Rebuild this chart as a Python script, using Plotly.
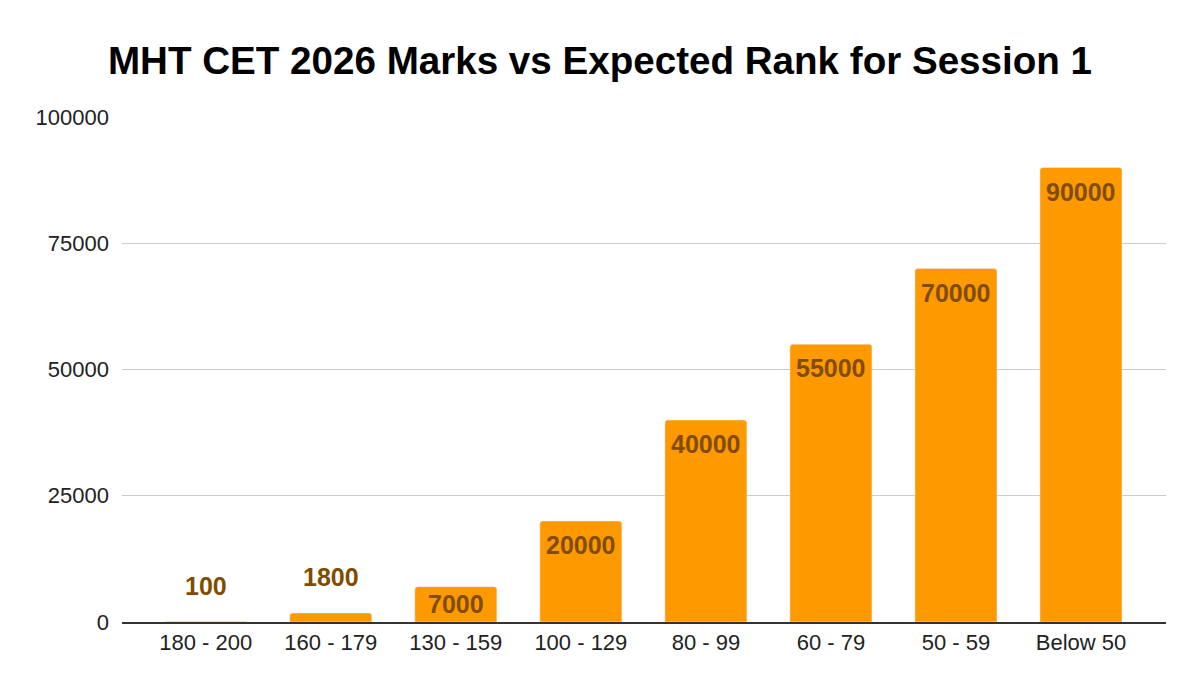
import plotly.graph_objects as go

# marks ranges and expected ranks
marks = ["180 - 200", "160 - 179", "130 - 159", "100 - 129",
         "80 - 99", "60 - 79", "50 - 59", "Below 50"]
ranks = [100, 1800, 7000, 20000, 40000, 55000, 70000, 90000]
y_ticks = [0, 25000, 50000, 75000, 100000]

# the page body has an 8px margin, so the figure is a bit smaller than the window
fig_w, fig_h = 1184, 680
top, bottom = 109, 66
plot_h = fig_h - top - bottom  # used for label offsets
y_max = 100000

fig = go.Figure(go.Bar(
    x=marks,
    y=ranks,
    marker_color="#ff9900",
    width=0.656,
    hoverinfo="x+y",
))

# data labels like google sheets: inside the top for tall bars, above for tiny ones
for m, r in zip(marks, ranks):
    bar_px = r / y_max * plot_h
    if bar_px < 25:
        shift = 36
    else:
        shift = -min(24, bar_px / 2)
    fig.add_annotation(
        x=m, y=r, text=str(r), showarrow=False,
        yanchor="middle", yshift=shift,
        font=dict(family="Liberation Sans, Arial", size=25, color="#7f4c00", weight="bold"),
    )

fig.update_layout(
    width=fig_w, height=fig_h,
    margin=dict(l=114, r=26, t=top, b=bottom),
    paper_bgcolor="white",
    plot_bgcolor="white",
    barcornerradius=3,
    showlegend=False,
    font=dict(family="Liberation Sans, Arial", size=22, color="#222222"),
    title=dict(
        text="MHT CET 2026 Marks vs Expected Rank for Session 1",
        x=0.5, xanchor="center", y=1 - 52 / fig_h, yanchor="middle",
        font=dict(size=38.6, color="#000000", weight="bold"),
    ),
    xaxis=dict(
        range=[-0.67, 7.68],
        showgrid=False,
        showline=True, linecolor="#333333", linewidth=2,
        ticks="", tickfont=dict(size=22, color="#222222"),
    ),
    yaxis=dict(
        range=[0, y_max],
        tickvals=y_ticks,
        ticktext=[str(v) for v in y_ticks],
        showgrid=True, gridcolor="#cccccc", gridwidth=1,
        zeroline=False,
        ticks="", ticklabelstandoff=12,
        tickfont=dict(size=22, color="#222222"),
    ),
)

fig.write_html("out.html")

» The task
Leave out the pictures and transcribe everything else exactly.

» Correct output
Rebuild this chart as a Python script, using Plotly.
import plotly.graph_objects as go

# marks ranges and expected ranks
marks = ["180 - 200", "160 - 179", "130 - 159", "100 - 129",
         "80 - 99", "60 - 79", "50 - 59", "Below 50"]
ranks = [100, 1800, 7000, 20000, 40000, 55000, 70000, 90000]
y_ticks = [0, 25000, 50000, 75000, 100000]

# the page body has an 8px margin, so the figure is a bit smaller than the window
fig_w, fig_h = 1184, 680
top, bottom = 109, 66
plot_h = fig_h - top - bottom  # used for label offsets
y_max = 100000

fig = go.Figure(go.Bar(
    x=marks,
    y=ranks,
    marker_color="#ff9900",
    width=0.656,
    hoverinfo="x+y",
))

# data labels like google sheets: inside the top for tall bars, above for tiny ones
for m, r in zip(marks, ranks):
    bar_px = r / y_max * plot_h
    if bar_px < 25:
        shift = 36
    else:
        shift = -min(24, bar_px / 2)
    fig.add_annotation(
        x=m, y=r, text=str(r), showarrow=False,
        yanchor="middle", yshift=shift,
        font=dict(family="Liberation Sans, Arial", size=25, color="#7f4c00", weight="bold"),
    )

fig.update_layout(
    width=fig_w, height=fig_h,
    margin=dict(l=114, r=26, t=top, b=bottom),
    paper_bgcolor="white",
    plot_bgcolor="white",
    barcornerradius=3,
    showlegend=False,
    font=dict(family="Liberation Sans, Arial", size=22, color="#222222"),
    title=dict(
        text="MHT CET 2026 Marks vs Expected Rank for Session 1",
        x=0.5, xanchor="center", y=1 - 52 / fig_h, yanchor="middle",
        font=dict(size=38.6, color="#000000", weight="bold"),
    ),
    xaxis=dict(
        range=[-0.67, 7.68],
        showgrid=False,
        showline=True, linecolor="#333333", linewidth=2,
        ticks="", tickfont=dict(size=22, color="#222222"),
    ),
    yaxis=dict(
        range=[0, y_max],
        tickvals=y_ticks,
        ticktext=[str(v) for v in y_ticks],
        showgrid=True, gridcolor="#cccccc", gridwidth=1,
        zeroline=False,
        ticks="", ticklabelstandoff=12,
        tickfont=dict(size=22, color="#222222"),
    ),
)

fig.write_html("out.html")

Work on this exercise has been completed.